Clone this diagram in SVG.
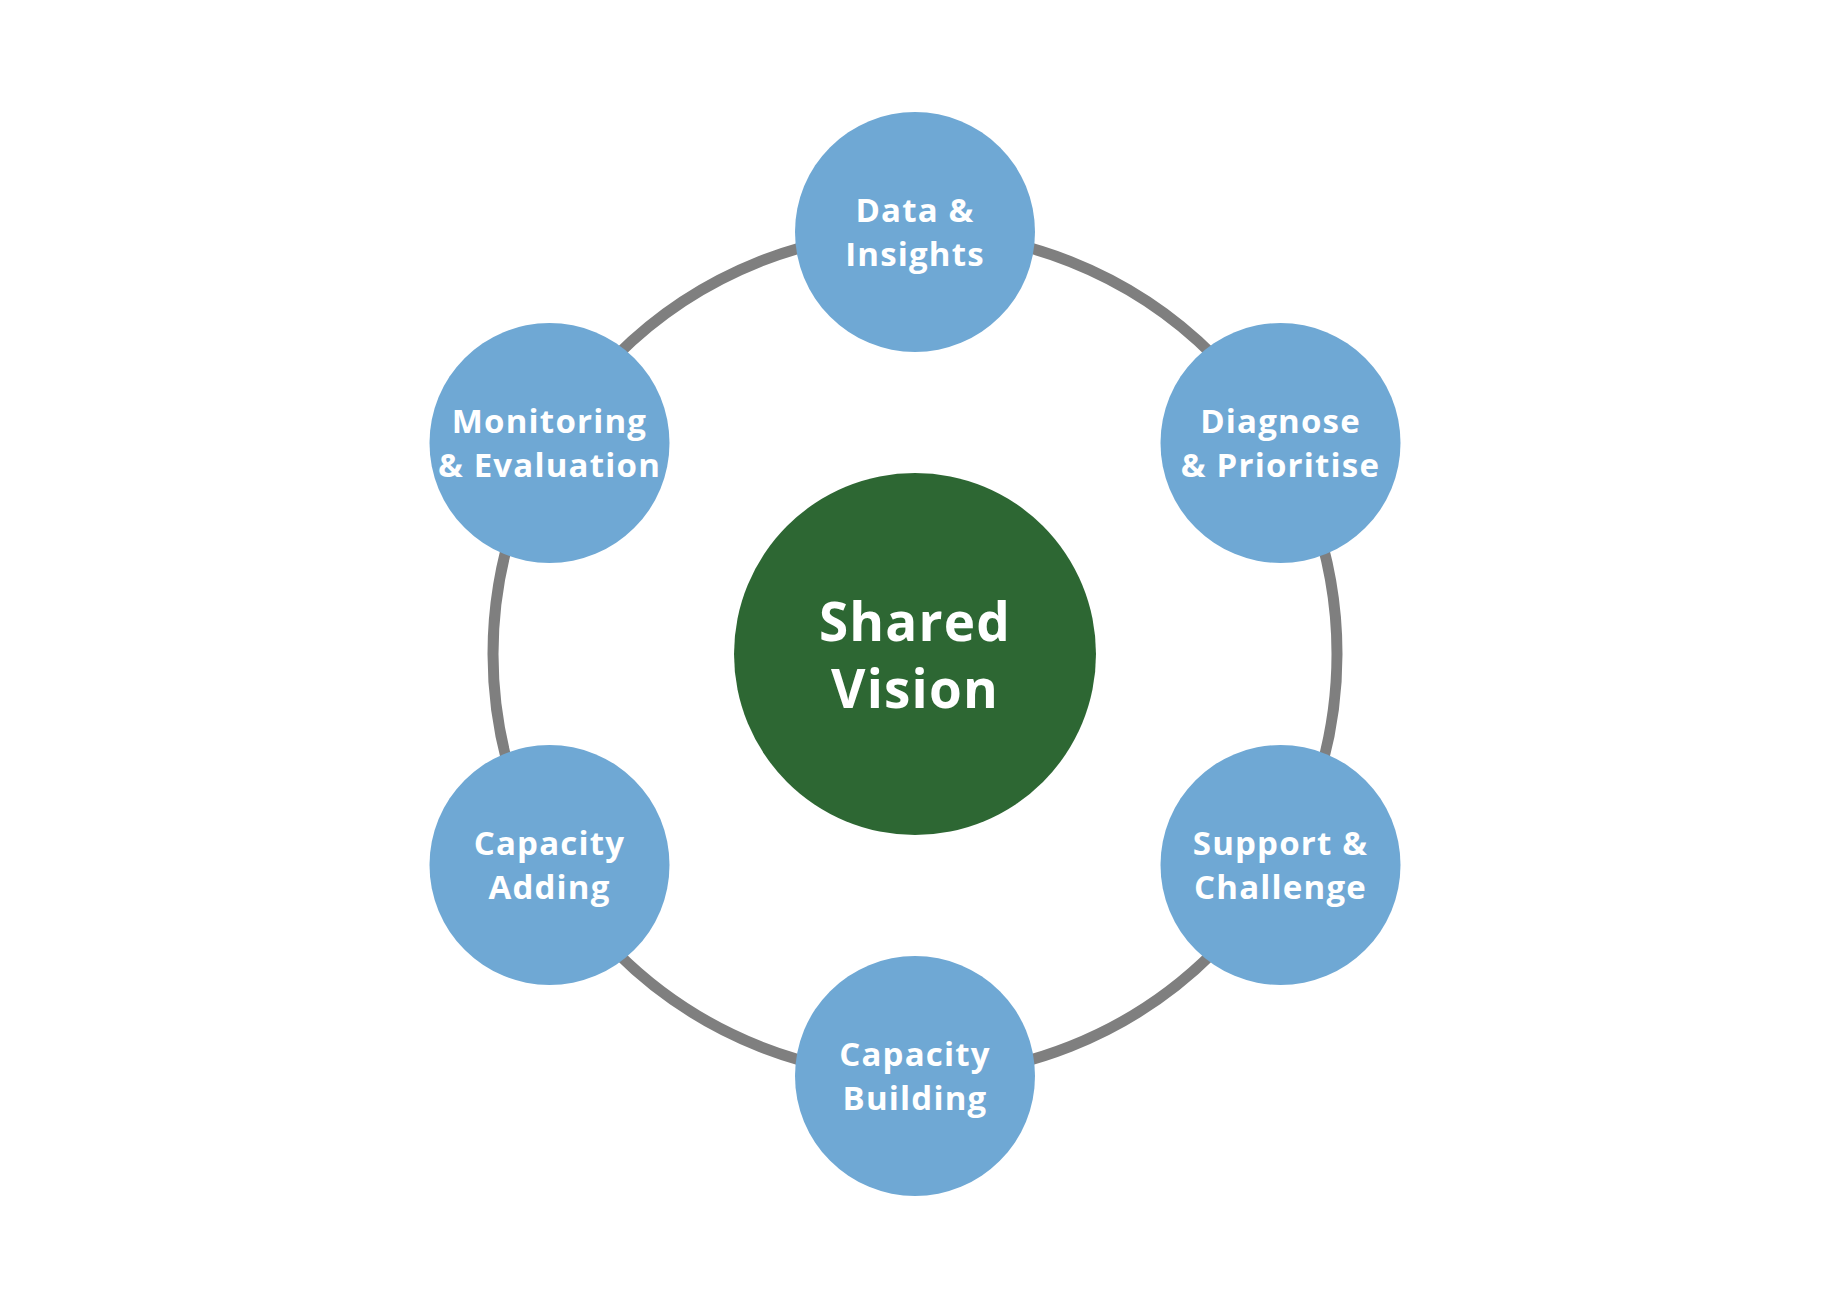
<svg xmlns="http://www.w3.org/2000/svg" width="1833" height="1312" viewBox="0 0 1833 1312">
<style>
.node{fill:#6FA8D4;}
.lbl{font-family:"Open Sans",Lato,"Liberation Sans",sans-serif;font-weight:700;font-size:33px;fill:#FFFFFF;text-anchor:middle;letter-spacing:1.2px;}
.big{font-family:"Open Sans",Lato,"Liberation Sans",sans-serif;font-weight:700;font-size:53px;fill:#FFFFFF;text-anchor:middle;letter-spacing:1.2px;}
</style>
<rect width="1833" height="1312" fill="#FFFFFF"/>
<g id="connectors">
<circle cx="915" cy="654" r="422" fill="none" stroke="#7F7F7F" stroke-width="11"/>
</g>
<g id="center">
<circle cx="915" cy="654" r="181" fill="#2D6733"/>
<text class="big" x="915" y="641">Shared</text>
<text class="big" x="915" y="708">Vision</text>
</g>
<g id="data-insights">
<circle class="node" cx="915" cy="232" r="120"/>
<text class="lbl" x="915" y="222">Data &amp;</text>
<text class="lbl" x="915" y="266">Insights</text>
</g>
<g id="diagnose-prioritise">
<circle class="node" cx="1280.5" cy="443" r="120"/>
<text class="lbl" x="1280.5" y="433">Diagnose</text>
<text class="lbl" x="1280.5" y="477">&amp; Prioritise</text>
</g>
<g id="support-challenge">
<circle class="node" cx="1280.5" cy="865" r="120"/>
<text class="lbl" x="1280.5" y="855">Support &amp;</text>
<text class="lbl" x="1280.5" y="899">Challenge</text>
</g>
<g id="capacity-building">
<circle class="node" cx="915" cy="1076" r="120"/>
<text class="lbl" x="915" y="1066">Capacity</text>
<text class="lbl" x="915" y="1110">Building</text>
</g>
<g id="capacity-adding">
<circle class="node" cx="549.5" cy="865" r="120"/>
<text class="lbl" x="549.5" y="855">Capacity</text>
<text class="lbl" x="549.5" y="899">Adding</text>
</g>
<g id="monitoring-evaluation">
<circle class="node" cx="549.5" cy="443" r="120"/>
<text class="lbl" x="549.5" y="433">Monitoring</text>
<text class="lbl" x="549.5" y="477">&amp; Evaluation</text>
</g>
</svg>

● Exercise brief
Write out the listing above again, exactly, but with no pictures in the copy.

● Answer in full
Clone this diagram in SVG.
<svg xmlns="http://www.w3.org/2000/svg" width="1833" height="1312" viewBox="0 0 1833 1312">
<style>
.node{fill:#6FA8D4;}
.lbl{font-family:"Open Sans",Lato,"Liberation Sans",sans-serif;font-weight:700;font-size:33px;fill:#FFFFFF;text-anchor:middle;letter-spacing:1.2px;}
.big{font-family:"Open Sans",Lato,"Liberation Sans",sans-serif;font-weight:700;font-size:53px;fill:#FFFFFF;text-anchor:middle;letter-spacing:1.2px;}
</style>
<rect width="1833" height="1312" fill="#FFFFFF"/>
<g id="connectors">
<circle cx="915" cy="654" r="422" fill="none" stroke="#7F7F7F" stroke-width="11"/>
</g>
<g id="center">
<circle cx="915" cy="654" r="181" fill="#2D6733"/>
<text class="big" x="915" y="641">Shared</text>
<text class="big" x="915" y="708">Vision</text>
</g>
<g id="data-insights">
<circle class="node" cx="915" cy="232" r="120"/>
<text class="lbl" x="915" y="222">Data &amp;</text>
<text class="lbl" x="915" y="266">Insights</text>
</g>
<g id="diagnose-prioritise">
<circle class="node" cx="1280.5" cy="443" r="120"/>
<text class="lbl" x="1280.5" y="433">Diagnose</text>
<text class="lbl" x="1280.5" y="477">&amp; Prioritise</text>
</g>
<g id="support-challenge">
<circle class="node" cx="1280.5" cy="865" r="120"/>
<text class="lbl" x="1280.5" y="855">Support &amp;</text>
<text class="lbl" x="1280.5" y="899">Challenge</text>
</g>
<g id="capacity-building">
<circle class="node" cx="915" cy="1076" r="120"/>
<text class="lbl" x="915" y="1066">Capacity</text>
<text class="lbl" x="915" y="1110">Building</text>
</g>
<g id="capacity-adding">
<circle class="node" cx="549.5" cy="865" r="120"/>
<text class="lbl" x="549.5" y="855">Capacity</text>
<text class="lbl" x="549.5" y="899">Adding</text>
</g>
<g id="monitoring-evaluation">
<circle class="node" cx="549.5" cy="443" r="120"/>
<text class="lbl" x="549.5" y="433">Monitoring</text>
<text class="lbl" x="549.5" y="477">&amp; Evaluation</text>
</g>
</svg>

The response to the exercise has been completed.